Japan’s parliament on Friday began its first deliberations in 28 years on legislation that would give married couples the option of keeping different surnames.

The passage of any of the three bills submitted separately by three opposition parties, however, looks unlikely during the current Diet session through late June, despite growing public acceptance of their push to change the longstanding rule requiring married couples to share a single family name.

The ruling Liberal Democratic Party led by Prime Minister Shigeru Ishiba, who heads a minority government, remains reluctant to allow the change, with some within the party concerned that it would hurt family cohesion and traditional values.

The House of Representatives’ judicial affairs committee begins deliberations on bills that would give married couples the option of using separate surnames in Tokyo on May 30, 2025. (Kyodo) 

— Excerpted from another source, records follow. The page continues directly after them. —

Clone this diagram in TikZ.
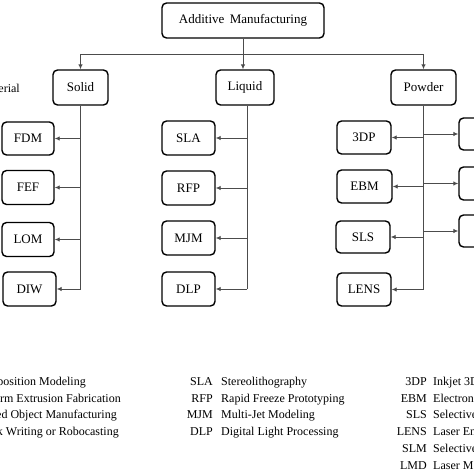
\documentclass[tikz,border=0pt]{standalone}
\usepackage{fontspec}
\setmainfont{Liberation Serif}
\usetikzlibrary{arrows.meta}
\begin{document}
\begin{tikzpicture}[x=1pt,y=-1pt,
  box/.style={draw=black, line width=1.4pt, rounded corners=4.5pt, inner sep=0pt,
    font=\fontsize{13}{15}\selectfont, minimum height=34pt},
  conn/.style={draw=black!70, line width=0.9pt},
  arr/.style={conn, -{Latex[length=5pt,width=4.5pt]}},
  leg/.style={font=\fontsize{12}{14}\selectfont, inner sep=0pt},
  legl/.style={leg, anchor=base west},
  legr/.style={leg, anchor=base east}]
\useasboundingbox (0,0) rectangle (474,474);
\clip (0,0) rectangle (474,474);
% top
\node[box, minimum width=162pt, minimum height=35pt] (am) at (243,20.5) {Additive\, Manufacturing};
\node[box, minimum width=55pt, minimum height=35pt] (solid) at (80.5,87.5) {Solid};
\node[box, minimum width=58pt, minimum height=35pt] (liquid) at (245,87.5) {Liquid};
\node[box, minimum width=65pt, minimum height=35pt] (powder) at (423.5,87.5) {Powder};
\node[leg, anchor=base east] (mat) at (20,92) {Material};
% solid column
\node[box, minimum width=52pt, minimum height=33pt] (fdm) at (28,138.5) {FDM};
\node[box, minimum width=52pt] (fef) at (28,187.5) {FEF};
\node[box, minimum width=52pt] (lom) at (28,239.5) {LOM};
\node[box, minimum width=53pt] (diw) at (29.5,289) {DIW};
% liquid column
\node[box, minimum width=53pt] (sla) at (188.5,138) {SLA};
\node[box, minimum width=53pt] (rfp) at (188.5,188) {RFP};
\node[box, minimum width=53pt, minimum height=34pt] (mjm) at (188.5,238) {MJM};
\node[box, minimum width=53pt] (dlp) at (188.5,289) {DLP};
% powder column
\node[box, minimum width=54pt, minimum height=33pt] (p3dp) at (364,137.5) {3DP};
\node[box, minimum width=55pt, minimum height=33pt] (ebm) at (364.5,186.5) {EBM};
\node[box, minimum width=54pt, minimum height=32pt] (sls) at (363,237) {SLS};
\node[box, minimum width=54pt, minimum height=33pt] (lens) at (364,289.5) {LENS};
\node[box, minimum width=42pt, minimum height=32pt] (r1) at (480,134) {};
\node[box, minimum width=42pt, minimum height=33pt] (r2) at (480,183.5) {};
\node[box, minimum width=42pt, minimum height=32pt] (r3) at (480,231) {};
% top connectors
\coordinate (hub) at (243,54);
\draw[arr] (am.south) -- (am.south |- liquid.north);
\draw[arr] (hub) -| (solid.north);
\draw[arr] (hub) -| (powder.north);
% solid connectors
\draw[conn] (solid.south) -- (solid.south |- diw.east);
\foreach \b in {fdm,fef,lom,diw} \draw[arr] (solid.south |- \b.east) -- (\b.east);
% liquid connectors
\coordinate (lq) at ([xshift=2pt]liquid.south);
\draw[conn] (lq) -- (lq |- dlp.east);
\foreach \b in {sla,rfp,mjm,dlp} \draw[arr] (lq |- \b.east) -- (\b.east);
% powder connectors
\draw[conn] (powder.south) -- (powder.south |- lens.east);
\foreach \b in {p3dp,ebm,sls,lens} \draw[arr] (powder.south |- \b.east) -- (\b.east);
\foreach \b in {r1,r2,r3} \draw[arr] (powder.south |- \b.west) -- (\b.west);
% legend left
\node[legr] (l1) at (86,385) {Fused Deposition Modeling};
\node[legr] (l2) at (121,402) {Freeform Extrusion Fabrication};
\node[legr] (l3) at (117,418) {Laminated Object Manufacturing};
\node[legr] (l4) at (119,435) {Direct Ink Writing or Robocasting};
% legend middle
\node[legr] (a1) at (213,385) {SLA};
\node[legr] (a2) at (213,402) {RFP};
\node[legr] (a3) at (213,418) {MJM};
\node[legr] (a4) at (213,435) {DLP};
\node[legl] (d1) at (221,385) {Stereolithography};
\node[legl] (d2) at (221,402) {Rapid Freeze Prototyping};
\node[legl] (d3) at (221,418) {Multi-Jet Modeling};
\node[legl] (d4) at (221,435) {Digital Light Processing};
% legend right
\node[legr] (b1) at (427,385) {3DP};
\node[legr] (b2) at (427,402) {EBM};
\node[legr] (b3) at (427,418) {SLS};
\node[legr] (b4) at (427,435) {LENS};
\node[legr] (b5) at (427,452) {SLM};
\node[legr] (b6) at (427,469) {LMD};
\node[legl] (e1) at (433,385) {Inkjet 3D Printing};
\node[legl] (e2) at (433,402) {Electron Beam Melting};
\node[legl] (e3) at (433,418) {Selective Laser Sintering};
\node[legl] (e4) at (433,435) {Laser Engineered Net Shaping};
\node[legl] (e5) at (433,452) {Selective Laser Melting};
\node[legl] (e6) at (433,469) {Laser Metal Deposition};
\end{tikzpicture}
\end{document}
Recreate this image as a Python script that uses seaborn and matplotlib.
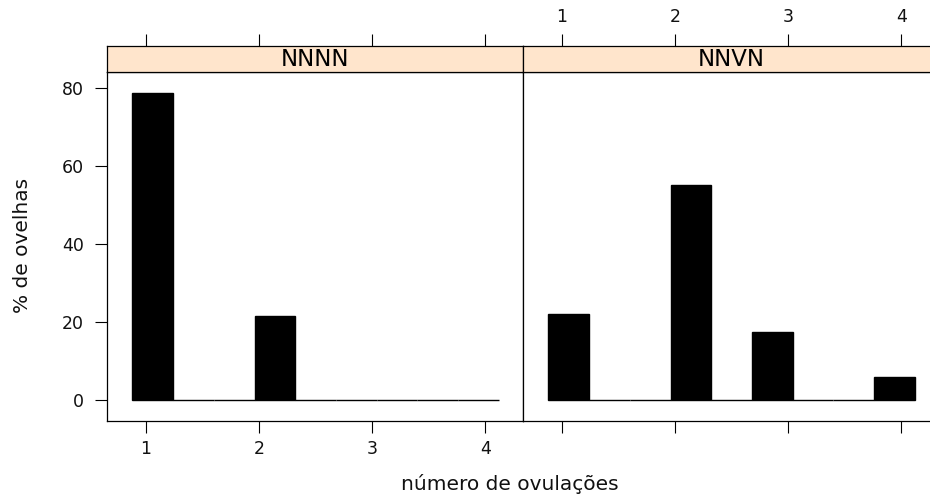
import numpy as np
import pandas as pd
import matplotlib
matplotlib.use('Agg')
import matplotlib.pyplot as plt
import seaborn as sns

# data (% of ewes per number of ovulations)
grupos = ['NNNN', 'NNVN']
ovulacoes = [1, 2, 3, 4]
pct_nnnn = [78.6, 21.4, 0.0, 0.0]
pct_nnvn = [22.0, 55.0, 17.3, 5.8]
y_ticks = [0, 20, 40, 60, 80]

df = pd.DataFrame({
    'grupo': np.repeat(grupos, len(ovulacoes)),
    'ovulacoes': ovulacoes * 2,
    'pct': pct_nnnn + pct_nnvn,
})

sns.set_style('ticks')
plt.rcParams['font.family'] = ['DejaVu Sans']
plt.rcParams['axes.linewidth'] = 0.9
plt.rcParams['axes.edgecolor'] = 'black'

fig = plt.figure(figsize=(9.3, 4.95), dpi=100)

W, H = 930, 495
panel_w = 416 / W
panel_b = (H - 421.3) / H
panel_h = (421.3 - 72) / H
strip_h = 26 / H
lefts = [107 / W, 523 / W]
xlim = (0.655, 4.335)

for i, g in enumerate(grupos):
    ax = fig.add_axes([lefts[i], panel_b, panel_w, panel_h])
    st = fig.add_axes([lefts[i], panel_b + panel_h, panel_w, strip_h])

    sub = df[df['grupo'] == g]
    # lattice-style histogram breaks (range extended by 4%)
    sns.histplot(data=sub, x='ovulacoes', weights='pct', binwidth=0.36,
                 binrange=(0.88, 4.12), ax=ax,
                 color='black', alpha=1, edgecolor='black', linewidth=1)

    ax.set_xlim(*xlim)
    ax.set_ylim(-5.5, 84.1)
    ax.set_xlabel('')
    ax.set_ylabel('')
    ax.set_xticks(ovulacoes)
    ax.tick_params(direction='out', length=8.3, width=0.8, labelsize=12.5,
                   color='black', labelcolor='#111111')
    ax.tick_params(axis='x', pad=5)
    if i == 0:
        ax.set_yticks(y_ticks)
        ax.tick_params(axis='y', pad=8.5)
    else:
        ax.set_yticks([])
        ax.tick_params(axis='x', labelbottom=False)

    # strip with the group name, top ticks above it
    st.set_facecolor('#ffe5cc')
    st.set_xlim(*xlim)
    st.set_ylim(0, 1)
    st.set_yticks([])
    st.xaxis.tick_top()
    st.set_xticks(ovulacoes)
    st.tick_params(axis='x', direction='out', length=8.3, width=0.8,
                   labelsize=12.5, pad=6, color='black', labelcolor='#111111',
                   labeltop=(i == 1))
    st.text(0.5, 0.48, g, transform=st.transAxes, ha='center', va='center',
            fontsize=16.5, color='black')

fig.text(510 / W, 4.5 / H, 'número de ovulações', ha='center', va='baseline',
         fontsize=14.5, color='#111111')
fig.text(22.5 / W, (H - 245) / H, '% de ovelhas', ha='center', va='center',
         rotation=90, fontsize=14.5, color='#111111')

fig.savefig('out.png', dpi=100)
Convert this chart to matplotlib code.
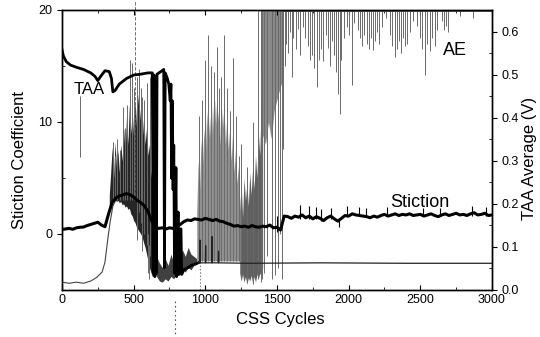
import numpy as np
import matplotlib
matplotlib.use('Agg')
import matplotlib.pyplot as plt
from matplotlib.ticker import FixedLocator

plt.rcParams['font.family'] = ['Liberation Sans', 'DejaVu Sans']

# ---------------- data ----------------
# Stiction coefficient (left axis)
stic_x = list(range(0, 3001, 25))
stic_y = [0.40, 0.45, 0.50, 0.42, 0.55, 0.60, 0.62, 0.75, 0.85, 0.95, 1.05, 0.80, 0.65,
          1.80, 2.80, 3.20, 3.40, 3.50, 3.60, 3.50, 3.30, 3.00, 2.80, 2.50, 2.00,
          1.20, 0.60, 0.50, 0.55, 0.45, 0.55, 0.50, 0.65, 0.85, 1.10, 1.25, 1.20,
          1.35, 1.30, 1.25, 1.40, 1.30, 1.20, 1.30, 1.15, 1.10, 0.95, 0.85, 0.70,
          0.75, 0.65, 0.70, 0.60, 0.75, 0.65, 0.60, 0.70, 0.65, 0.80, 0.55, 0.60,
          0.35, 1.60, 1.55, 1.40, 1.60, 1.50, 1.70, 1.45, 1.60, 1.35, 1.55, 1.40,
          1.20, 1.45, 1.60, 1.35, 1.15, 1.40, 1.65, 1.60, 1.80, 1.70, 1.65, 1.60,
          1.55, 1.45, 1.60, 1.50, 1.65, 1.75, 1.60, 1.70, 1.80, 1.65, 1.75, 1.70,
          1.80, 1.65, 1.70, 1.75, 1.60, 1.70, 1.80, 1.65, 1.55, 1.70, 1.80, 1.65,
          1.75, 1.85, 1.70, 1.75, 1.65, 1.80, 1.90, 1.70, 1.75, 1.85, 1.65, 1.70]
stic_spike_x = [1500, 1660, 1720, 1770, 1805, 1880, 1930, 1990, 2070, 2120, 2270, 2520, 2640, 2860, 2960]
stic_spike_lo = [0.2, 1.3, 1.3, 1.3, 1.2, 1.3, 0.6, 1.5, 1.6, 1.5, 1.6, 1.6, 1.6, 1.6, 1.6]
stic_spike_hi = [1.6, 2.6, 2.5, 2.4, 2.2, 2.3, 1.4, 2.5, 2.4, 2.3, 2.4, 2.3, 2.3, 2.5, 2.4]

# TAA average (right axis, V)
taa_x = [0, 10, 30, 60, 100, 150, 200, 230, 250, 270, 300, 330, 345, 355, 370, 400, 450,
         500, 550, 600, 630, 637, 642, 648, 653, 658, 663, 690, 710, 715, 720, 735, 745,
         755, 760, 765, 770, 775, 780, 785, 795, 800, 810, 815, 830, 835, 850, 880, 900,
         930, 950, 960, 962, 964, 1000, 1002, 1004, 1045, 1047, 1049, 1090, 1092, 1094,
         1300, 1800, 2400, 3000]
taa_v = [0.558, 0.543, 0.530, 0.522, 0.517, 0.512, 0.504, 0.496, 0.486, 0.496, 0.509, 0.507,
         0.491, 0.460, 0.463, 0.478, 0.491, 0.499, 0.501, 0.504, 0.504, 0.039, 0.499, 0.031,
         0.496, 0.039, 0.501, 0.507, 0.512, 0.052, 0.504, 0.491, 0.478, 0.439, 0.478, 0.259,
         0.439, 0.233, 0.336, 0.039, 0.284, 0.031, 0.181, 0.036, 0.142, 0.036, 0.047, 0.052,
         0.057, 0.060, 0.063, 0.063, 0.116, 0.063, 0.063, 0.103, 0.063, 0.063, 0.124, 0.063,
         0.063, 0.090, 0.063, 0.062, 0.063, 0.062, 0.062]

# AE signal (left-axis units): baseline trace
ae_x = [0, 50, 100, 150, 200, 240, 280, 300, 320, 335, 355, 390]
ae_y = [-4.3, -4.4, -4.3, -4.4, -4.2, -3.9, -3.4, -2.5, -0.4, 1.0, 2.5, 3.4]
# AE saturated part
ae_sat_x = [1545, 3000]
ae_sat_y = [20.0, 20.0]

# AE dense bands (lower / upper envelopes)
b1_x = list(range(330, 651, 10))
b1_lo = [2.0, 2.6, 2.9, 3.0, 3.1, 2.9, 3.0, 2.8, 2.9, 2.6, 2.7, 2.4, 2.5, 2.2, 2.3, 1.8, 1.6,
         1.2, 1.0, 0.6, 0.4, 0.2, 0.0, -0.3, -0.8, -1.2, -1.8, -2.4, -3.0, -3.4, -3.8, -3.5, -3.2]
b1_hi = [3.5, 5.5, 7.8, 5.0, 8.2, 6.0, 7.5, 5.5, 8.0, 6.5, 9.5, 7.0, 10.5, 8.0, 11.5, 9.0, 11.0,
         8.5, 12.0, 9.5, 12.5, 10.0, 11.5, 8.5, 10.5, 8.0, 9.5, 7.0, 8.0, 5.0, 6.5, 3.0, 1.0]

b2_x = [640, 660, 680, 700, 720, 740, 760, 780, 800, 820, 840, 860, 880, 900, 920, 940]
b2_lo = [-3.0, -3.8, -4.2, -4.3, -4.0, -4.2, -3.8, -4.0, -3.5, -3.6, -3.2, -3.4, -3.0, -3.2, -2.8, -2.6]
b2_hi = [0.0, -2.0, -2.6, -3.0, -2.2, -2.8, -1.8, -2.6, -1.5, -2.3, -1.4, -2.0, -1.2, -1.8, -2.0, -2.2]

b3_x = list(range(940, 1241, 10))
b3_lo = [-2.4] * 31
b3_hi = [2.0, 6.5, 4.0, 8.5, 6.0, 9.5, 7.0, 11.0, 8.0, 10.5, 7.5, 11.5, 8.5, 12.0, 9.0, 11.0,
         8.0, 12.0, 9.5, 11.5, 8.0, 10.5, 7.5, 9.5, 6.5, 9.0, 5.5, 7.5, 4.5, 6.0, 3.0]

b4_x = list(range(1240, 1401, 10))
b4_lo = [-3.5, -4.2, -3.6, -4.3, -3.8, -4.5, -3.9, -4.2, -3.7, -4.4, -3.8, -4.3, -3.6, -4.0, -3.5, -3.8, -3.0]
b4_hi = [2.0, 4.5, 1.5, 5.0, 3.0, 4.5, 2.5, 5.5, 3.5, 6.0, 4.0, 7.0, 5.0, 9.0, 7.0, 12.0, 15.0]

b5_x = [1395, 1420, 1440, 1460, 1480, 1500, 1520, 1545]
b5_lo = [9.0, 8.0, 10.0, 8.5, 11.0, 12.0, 13.0, 14.0]
b5_hi = [20.5] * 8

# AE spikes (vertical excursions)
sp_x = [125, 355, 370, 385, 405, 425, 440, 455, 475, 490, 500, 525, 537, 550, 560, 572, 593, 614, 625,
        520, 560, 600, 610,
        955, 977, 1000, 1020, 1040, 1060, 1080, 1095, 1110, 1130, 1150, 1170, 1193, 1215, 1235,
        1250, 1290, 1330, 1365, 1385, 1395,
        1410, 1430, 1465, 1485, 1505, 1520, 1535, 1545]
sp_lo = [6.9, 3.0, 3.0, 3.0, 3.0, 3.0, 3.0, 3.0, 3.0, 3.0, 3.0, 2.0, 2.0, 1.0, 1.0, 0.0, -1.0, -2.0, -3.0,
         -0.5, -1.5, -3.5, -4.0,
         -2.4, -2.4, -2.4, -2.4, -2.4, -2.4, -2.4, -2.4, -2.4, -2.4, -2.4, -2.4, -2.4, -2.4, -2.4,
         -4.0, -4.3, -4.5, -4.0, -4.3, -4.0,
         -3.5, -2.0, -4.0, -3.7, -3.0, 0.0, -4.0, 7.6]
sp_hi = [12.3, 8.2, 7.0, 8.5, 7.5, 11.3, 9.5, 11.5, 15.5, 15.3, 13.0, 14.0, 14.7, 13.0, 12.2, 12.0, 13.5, 14.0, 9.0,
         3.0, 2.0, 0.0, -1.0,
         10.5, 12.0, 15.5, 17.8, 15.0, 14.5, 16.7, 13.0, 14.0, 17.8, 13.0, 11.0, 15.7, 10.5, 7.0,
         8.0, 6.0, 10.0, 21.0, 21.0, 21.0,
         21.0, 21.0, 21.0, 21.0, 21.0, 21.0, 21.0, 21.0]

# AE downward spikes from saturation
dn_x = [1555, 1565, 1577, 1590, 1605, 1615, 1633, 1645, 1660, 1680, 1695, 1715, 1730, 1745, 1760,
        1778, 1790, 1805, 1820, 1840, 1855, 1870, 1885, 1900, 1915, 1928, 1940, 1950, 1965, 1985,
        2000, 2023, 2040, 2065, 2080, 2095, 2110, 2125, 2140, 2155, 2170, 2185, 2200, 2215, 2233,
        2260, 2290, 2305, 2323, 2335, 2350, 2365, 2380, 2395, 2410, 2430, 2450, 2480, 2500, 2515,
        2533, 2550, 2565, 2580, 2600, 2615, 2650, 2665, 2680, 2695, 2780, 2870]
dn_lo = [15.0, 17.0, 16.2, 18.0, 14.0, 17.5, 16.5, 18.3, 16.0, 18.5, 17.5, 16.8, 15.5, 16.0, 14.8,
         13.1, 15.5, 16.5, 15.4, 17.8, 16.6, 15.0, 17.2, 16.0, 14.5, 12.5, 10.7, 15.5, 17.5, 18.5,
         17.8, 13.3, 18.8, 18.2, 17.5, 16.8, 17.8, 17.0, 16.5, 17.5, 16.4, 17.2, 18.0, 17.0, 18.5,
         19.3, 17.8, 16.8, 15.8, 16.5, 17.2, 16.2, 17.5, 16.8, 17.0, 18.0, 19.0, 18.6, 17.5, 16.5,
         14.2, 17.0, 16.3, 17.5, 16.8, 18.2, 19.0, 18.2, 18.6, 18.0, 19.5, 19.3]

# ---------------- figure ----------------
fig = plt.figure(figsize=(5.4, 3.37), dpi=100)
ax = fig.add_axes([0.1148, 0.1395, 0.7963, 0.8309])
ax.set_xlim(0, 3000)
ax.set_ylim(-5, 20)

grey = '#6a6a6a'
ax.fill_between(b1_x, b1_lo, b1_hi, color='#262626', lw=0, zorder=1)
ax.fill_between(b2_x, b2_lo, b2_hi, color='#404040', lw=0, zorder=1)
ax.fill_between(b3_x, b3_lo, b3_hi, color='#909090', lw=0, zorder=1)
ax.fill_between(b4_x, b4_lo, b4_hi, color='#606060', lw=0, zorder=1)
ax.fill_between(b5_x, b5_lo, b5_hi, color='#8a8a8a', lw=0, zorder=1)
ax.vlines(sp_x, sp_lo, sp_hi, color=grey, lw=0.7, zorder=2)
ax.vlines(dn_x, dn_lo, [20.5] * len(dn_x), color=grey, lw=0.7, zorder=2)
ax.plot(ae_x, ae_y, color='#444444', lw=0.8, zorder=2)
ax.plot(ae_sat_x, ae_sat_y, color='#555555', lw=2.0, zorder=2)

# scan marks (dashed vertical lines)
ax.plot([510, 510], [3.0, 20.9], color='#555555', lw=0.6, ls=(0, (4, 2)), clip_on=False, zorder=2)
ax.plot([790, 790], [-6.0, -9.0], color='#555555', lw=0.8, ls=(0, (1.5, 2.5)), clip_on=False)
ax.plot([965, 965], [-5.0, -2.5], color='#888888', lw=0.8, ls=(0, (1.5, 1.5)), zorder=2)

# stiction
ax.plot(stic_x, stic_y, color='black', lw=2.2, zorder=4)
ax.vlines(stic_spike_x, stic_spike_lo, stic_spike_hi, color='black', lw=0.8, zorder=4)

# TAA on right axis
ax2 = ax.twinx()
ax2.set_ylim(0, 0.65)
tx = np.array(taa_x)
tv = np.array(taa_v)
m1 = tx <= 950
m2 = tx >= 950
ax2.plot(tx[m1], tv[m1], color='black', lw=2.0, zorder=3)
ax2.plot(tx[m2], tv[m2], color='#222222', lw=0.9, zorder=3)

# text labels
ax.text(188, 12.9, 'TAA', ha='center', va='center', fontsize=12)
ax.text(2742, 16.4, 'AE', ha='center', va='center', fontsize=13)
ax.text(2498, 2.8, 'Stiction', ha='center', va='center', fontsize=13)

# ticks
ax.xaxis.set_major_locator(FixedLocator([0, 500, 1000, 1500, 2000, 2500, 3000]))
ax.xaxis.set_minor_locator(FixedLocator([250, 750, 1250, 1750, 2250, 2750]))
ax.yaxis.set_major_locator(FixedLocator([0, 10, 20]))
ax.yaxis.set_minor_locator(FixedLocator([-5, 5, 15]))
ax2.yaxis.set_major_locator(FixedLocator([0.0, 0.1, 0.2, 0.3, 0.4, 0.5, 0.6]))
ax2.yaxis.set_minor_locator(FixedLocator([0.05, 0.15, 0.25, 0.35, 0.45, 0.55]))
ax2.set_yticklabels(['0.0', '0.1', '0.2', '0.3', '0.4', '0.5', '0.6'])

ax.tick_params(axis='x', which='major', direction='in', length=3.5, top=True, labelsize=9, pad=3)
ax.tick_params(axis='x', which='minor', direction='in', length=2, top=True)
ax.tick_params(axis='y', which='major', direction='out', length=3.5, labelsize=9, right=False)
ax.tick_params(axis='y', which='minor', direction='in', length=2, right=False)
ax2.tick_params(axis='y', which='major', direction='out', length=3.5, labelsize=9)
ax2.tick_params(axis='y', which='minor', direction='in', length=2)

for a in (ax, ax2):
    for s in a.spines.values():
        s.set_linewidth(1.0)
        s.set_color('black')

ax.set_xlabel('CSS Cycles', fontsize=12)
ax.set_ylabel('Stiction Coefficient', fontsize=12)
ax2.set_ylabel('TAA Average (V)', fontsize=12)
ax.xaxis.set_label_coords(0.507, -0.08)
ax.yaxis.set_label_coords(-0.081, 0.464)
ax2.yaxis.set_label_coords(1.07, 0.47)

fig.savefig('out.png', dpi=100)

A revision to the Civil Code is required to enable couples to keep different family names after marriage. Up to now, it is mostly women who abandon their maiden names.

Among the vocal supporters of introducing a dual family-name system, the Constitutional Democratic Party of Japan seeks to allow people to choose whether to retain their family name or change it to their partner’s. The couples would be required to decide, upon marriage, which of their family names their children will use.

The Democratic Party for the People also wants to allow separate family names, but, according to its bill, children should automatically use the family name of the head of the household couples designated in their family register.

The Japan Innovation Party, meanwhile, is sticking to the principle of one family name for each household. But it aims to give legal status when a person uses their premarriage name even after wedlock by allowing it to be specified in the family register.

Demonstrators call for a law change in Japan to allow married couples to have separate surnames before the parliament in Tokyo on April 23, 2025. (Kyodo) 

In 1996, the Justice Ministry’s legal counsel recommended that couples should be able to choose to keep different family names upon marriage and decide in advance which family name will identify their children, although the same name should be used by all offspring.

The following year, parliament deliberated on an opposition-submitted bill to revise the Civil Code that would have opened the way for the dual surname system.

Since then, Japan has made little headway in making the change.

In recent years, business leaders have been stepping up calls for introducing the system of different surnames, and the public has warmed to the idea.

In a Kyodo News poll, 71 percent of respondents supported the dual family-name system, while 27 percent were opposed.

Ishiba has stressed the need for the LDP to deepen internal debate on the issue, but the ruling party has yet to reach a consensus ahead of the House of Councillors election.